Deconstructing the Classics: What’s On The Platter and Why It Works
Over the decades, I’ve eaten hundreds of Pupu Platters, from the greasy-spoon versions to modern craft interpretations. Each component tells a piece of the story of American adaptation and culinary ingenuity.
The Creamy Crab Rangoon
This is Trader Vic’s masterpiece. The combination of savory imitation crab, tangy cream cheese, and garlic or onion powder, all sealed in a crispy wonton wrapper, is pure American comfort food. It hits all the notes: salty, sweet, creamy, and crunchy. It’s the item I always reach for first.
The Sticky BBQ Spare Rib
A nod to Cantonese char siu, but often made much sweeter and with that signature, almost unnaturally red, glaze from food coloring. The trick to a good one is a rib that is tender enough to pull from the bone but still has a bit of chew. I’ve made the mistake of overcooking them to mush—you want texture!
The Crispy Egg Roll
Not to be confused with the delicate spring roll, the American egg roll has a thick, bubbly, deep-fried wrapper. Filled with cabbage, pork, and other vegetables, it’s a hearty, satisfying crunch. It’s the workhorse of the platter, reliable and always delicious, especially when dunked in duck sauce or hot mustard.
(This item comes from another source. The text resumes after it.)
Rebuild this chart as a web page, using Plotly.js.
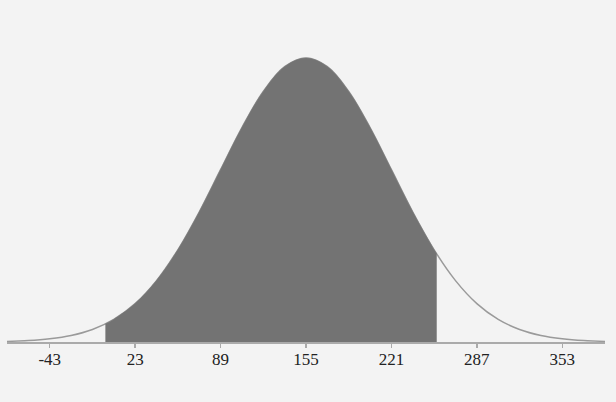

The Skewered Beef Teriyaki
This adds a smoky, savory element. Thin strips of beef are marinated in a sweet soy-ginger-garlic sauce and grilled. The skewer makes it easy to handle and perfect for a quick toast over the central flame. My tip: don’t let them sit on the flame too long, or they’ll turn into leather. Just a quick warm-up is all they need.
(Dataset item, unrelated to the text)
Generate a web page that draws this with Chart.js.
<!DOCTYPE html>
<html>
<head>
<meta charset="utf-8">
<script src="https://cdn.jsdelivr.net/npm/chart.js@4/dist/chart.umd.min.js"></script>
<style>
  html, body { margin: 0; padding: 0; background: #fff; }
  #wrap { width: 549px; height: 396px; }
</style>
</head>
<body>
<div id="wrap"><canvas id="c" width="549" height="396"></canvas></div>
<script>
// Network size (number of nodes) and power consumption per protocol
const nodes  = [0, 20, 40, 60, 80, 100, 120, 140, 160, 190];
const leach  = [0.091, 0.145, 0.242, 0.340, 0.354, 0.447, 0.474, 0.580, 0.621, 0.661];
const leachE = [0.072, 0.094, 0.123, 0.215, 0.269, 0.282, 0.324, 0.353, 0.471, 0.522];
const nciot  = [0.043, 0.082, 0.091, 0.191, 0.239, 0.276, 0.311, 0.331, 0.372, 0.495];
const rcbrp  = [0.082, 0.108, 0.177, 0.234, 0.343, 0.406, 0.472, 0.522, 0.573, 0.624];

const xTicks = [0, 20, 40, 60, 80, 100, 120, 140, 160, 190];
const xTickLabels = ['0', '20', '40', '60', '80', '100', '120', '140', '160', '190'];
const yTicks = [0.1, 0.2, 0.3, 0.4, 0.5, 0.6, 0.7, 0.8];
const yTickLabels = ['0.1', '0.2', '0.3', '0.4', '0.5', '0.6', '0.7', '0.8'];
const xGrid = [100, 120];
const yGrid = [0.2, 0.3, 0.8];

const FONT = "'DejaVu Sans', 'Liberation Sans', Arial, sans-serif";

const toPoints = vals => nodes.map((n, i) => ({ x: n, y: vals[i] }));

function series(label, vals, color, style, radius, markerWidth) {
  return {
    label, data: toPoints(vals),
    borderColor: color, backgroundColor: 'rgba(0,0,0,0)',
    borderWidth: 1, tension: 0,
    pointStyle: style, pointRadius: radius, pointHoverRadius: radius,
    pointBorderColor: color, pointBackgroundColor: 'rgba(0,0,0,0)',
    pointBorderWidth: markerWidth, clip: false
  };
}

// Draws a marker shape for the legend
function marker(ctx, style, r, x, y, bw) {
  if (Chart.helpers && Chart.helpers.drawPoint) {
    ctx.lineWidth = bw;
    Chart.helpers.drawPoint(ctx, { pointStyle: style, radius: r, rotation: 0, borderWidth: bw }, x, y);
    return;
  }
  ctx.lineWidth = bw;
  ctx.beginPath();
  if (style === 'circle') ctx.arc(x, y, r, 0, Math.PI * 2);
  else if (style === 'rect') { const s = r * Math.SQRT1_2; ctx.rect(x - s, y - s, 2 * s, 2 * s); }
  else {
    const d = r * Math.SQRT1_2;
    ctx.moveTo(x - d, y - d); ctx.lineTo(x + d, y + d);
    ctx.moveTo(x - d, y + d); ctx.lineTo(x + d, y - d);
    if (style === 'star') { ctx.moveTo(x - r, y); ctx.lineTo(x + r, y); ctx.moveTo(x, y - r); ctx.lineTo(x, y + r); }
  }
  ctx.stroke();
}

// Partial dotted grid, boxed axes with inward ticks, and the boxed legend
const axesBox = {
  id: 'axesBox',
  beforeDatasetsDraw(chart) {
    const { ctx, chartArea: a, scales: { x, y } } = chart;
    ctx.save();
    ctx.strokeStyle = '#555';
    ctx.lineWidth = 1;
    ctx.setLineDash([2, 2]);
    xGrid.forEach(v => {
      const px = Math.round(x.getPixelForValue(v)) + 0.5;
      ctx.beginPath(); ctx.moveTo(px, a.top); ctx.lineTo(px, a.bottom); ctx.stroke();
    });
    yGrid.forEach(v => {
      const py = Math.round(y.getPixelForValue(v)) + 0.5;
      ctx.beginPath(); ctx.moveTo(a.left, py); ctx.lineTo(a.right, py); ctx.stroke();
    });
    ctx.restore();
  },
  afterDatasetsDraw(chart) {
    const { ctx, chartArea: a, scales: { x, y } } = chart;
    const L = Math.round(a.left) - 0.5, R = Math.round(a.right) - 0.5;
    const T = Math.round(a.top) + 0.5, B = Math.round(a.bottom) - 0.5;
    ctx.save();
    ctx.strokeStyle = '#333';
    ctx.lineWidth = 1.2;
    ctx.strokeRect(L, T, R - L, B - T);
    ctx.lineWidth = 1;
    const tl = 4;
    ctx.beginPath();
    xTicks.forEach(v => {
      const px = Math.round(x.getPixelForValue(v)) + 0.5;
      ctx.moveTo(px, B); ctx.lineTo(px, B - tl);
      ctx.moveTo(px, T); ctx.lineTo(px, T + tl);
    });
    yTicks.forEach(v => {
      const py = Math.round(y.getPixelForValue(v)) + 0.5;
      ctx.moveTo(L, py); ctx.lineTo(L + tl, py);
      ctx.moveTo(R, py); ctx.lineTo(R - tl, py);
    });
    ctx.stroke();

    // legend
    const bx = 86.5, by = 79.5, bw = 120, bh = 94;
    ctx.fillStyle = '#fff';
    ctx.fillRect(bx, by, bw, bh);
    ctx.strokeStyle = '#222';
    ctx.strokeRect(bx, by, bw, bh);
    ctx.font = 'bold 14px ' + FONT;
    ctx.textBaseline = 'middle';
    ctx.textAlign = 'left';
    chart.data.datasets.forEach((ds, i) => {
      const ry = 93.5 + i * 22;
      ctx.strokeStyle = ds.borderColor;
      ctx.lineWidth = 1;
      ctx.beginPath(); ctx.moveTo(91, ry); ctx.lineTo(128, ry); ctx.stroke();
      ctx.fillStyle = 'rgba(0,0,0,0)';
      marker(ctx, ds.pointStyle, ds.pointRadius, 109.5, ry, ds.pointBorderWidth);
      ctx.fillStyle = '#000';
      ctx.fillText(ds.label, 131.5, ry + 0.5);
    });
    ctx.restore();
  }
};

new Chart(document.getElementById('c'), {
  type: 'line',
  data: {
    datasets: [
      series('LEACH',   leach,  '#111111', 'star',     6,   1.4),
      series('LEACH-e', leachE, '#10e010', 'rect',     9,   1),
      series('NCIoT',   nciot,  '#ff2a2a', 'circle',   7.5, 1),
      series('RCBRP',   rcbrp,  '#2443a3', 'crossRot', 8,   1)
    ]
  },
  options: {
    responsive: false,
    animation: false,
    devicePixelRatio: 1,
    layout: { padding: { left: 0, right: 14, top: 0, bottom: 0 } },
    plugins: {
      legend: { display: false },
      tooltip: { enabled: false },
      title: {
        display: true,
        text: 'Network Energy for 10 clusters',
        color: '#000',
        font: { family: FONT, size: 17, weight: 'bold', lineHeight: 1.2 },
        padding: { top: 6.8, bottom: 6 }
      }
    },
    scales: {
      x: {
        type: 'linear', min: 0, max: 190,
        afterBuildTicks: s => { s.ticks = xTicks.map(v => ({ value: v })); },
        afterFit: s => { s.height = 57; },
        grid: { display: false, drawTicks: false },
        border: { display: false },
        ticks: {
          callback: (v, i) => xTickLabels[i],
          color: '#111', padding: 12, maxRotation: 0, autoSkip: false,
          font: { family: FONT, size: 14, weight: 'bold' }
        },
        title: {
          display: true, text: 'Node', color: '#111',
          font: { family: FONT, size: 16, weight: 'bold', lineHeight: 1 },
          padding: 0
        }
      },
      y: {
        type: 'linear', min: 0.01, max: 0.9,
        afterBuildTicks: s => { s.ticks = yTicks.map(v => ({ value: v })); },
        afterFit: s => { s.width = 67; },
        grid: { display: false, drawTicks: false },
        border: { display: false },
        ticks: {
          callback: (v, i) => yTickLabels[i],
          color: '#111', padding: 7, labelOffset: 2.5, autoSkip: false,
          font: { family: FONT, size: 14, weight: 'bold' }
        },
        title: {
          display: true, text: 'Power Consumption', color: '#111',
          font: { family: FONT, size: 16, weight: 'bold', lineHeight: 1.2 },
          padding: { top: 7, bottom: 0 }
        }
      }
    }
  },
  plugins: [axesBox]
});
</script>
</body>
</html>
The Pupu Platter Today: Nostalgia and Revival
For a while, the Pupu Platter, and Tiki culture in general, fell out of fashion, dismissed as kitsch. But in recent years, it has enjoyed a massive resurgence. A new generation of chefs and mixologists are celebrating Tiki culture, but with a focus on fresh ingredients and craft techniques.
Modern Pupu Platters might feature house-made duck sauce, pork belly instead of spare ribs, or fresh ahi poke alongside elevated Crab Rangoon made with real crab meat. The spirit remains the same: fun, shareable, and a little bit theatrical.
The Pupu Platter endures because it represents more than just food. It’s a taste of post-war optimism, a slice of mid-century Americana, and a symbol of a uniquely American form of culinary fusion. It’s a story born in Hollywood, with roots in Polynesia and a home in every town with a Chinese-American restaurant. And, of course, it’s still pure magic.
Frequently Asked Questions
Why is it called a Pupu Platter?
The name comes from the Hawaiian word “pūpū,” which means appetizer, canapé, or small bites. Restaurateur Donn Beach borrowed the term to describe the tray of appetizers he created for his Hollywood Tiki bar in the 1930s.
Is the Pupu Platter authentic Chinese food?
No, it is a distinctly American creation. While some components are inspired by Cantonese or other Asian cuisines, the platter as a whole was invented within the American Tiki culture movement and adapted by Chinese-American restaurants.
Who invented the Pupu Platter?
Donn Beach (formerly Ernest Gantt), the founder of the “Don the Beachcomber” restaurant, is credited with first creating the appetizer platter concept in the 1930s. Trader Vic (Victor Bergeron) was instrumental in popularizing it and inventing key items like the Crab Rangoon.
What is the fire in the middle of a Pupu Platter for?
The central flame is from a small hibachi grill or a Sterno-fueled brazier. It’s mostly for show, adding a fun, theatrical element to the experience, but it can also be used to keep skewered items like beef teriyaki warm.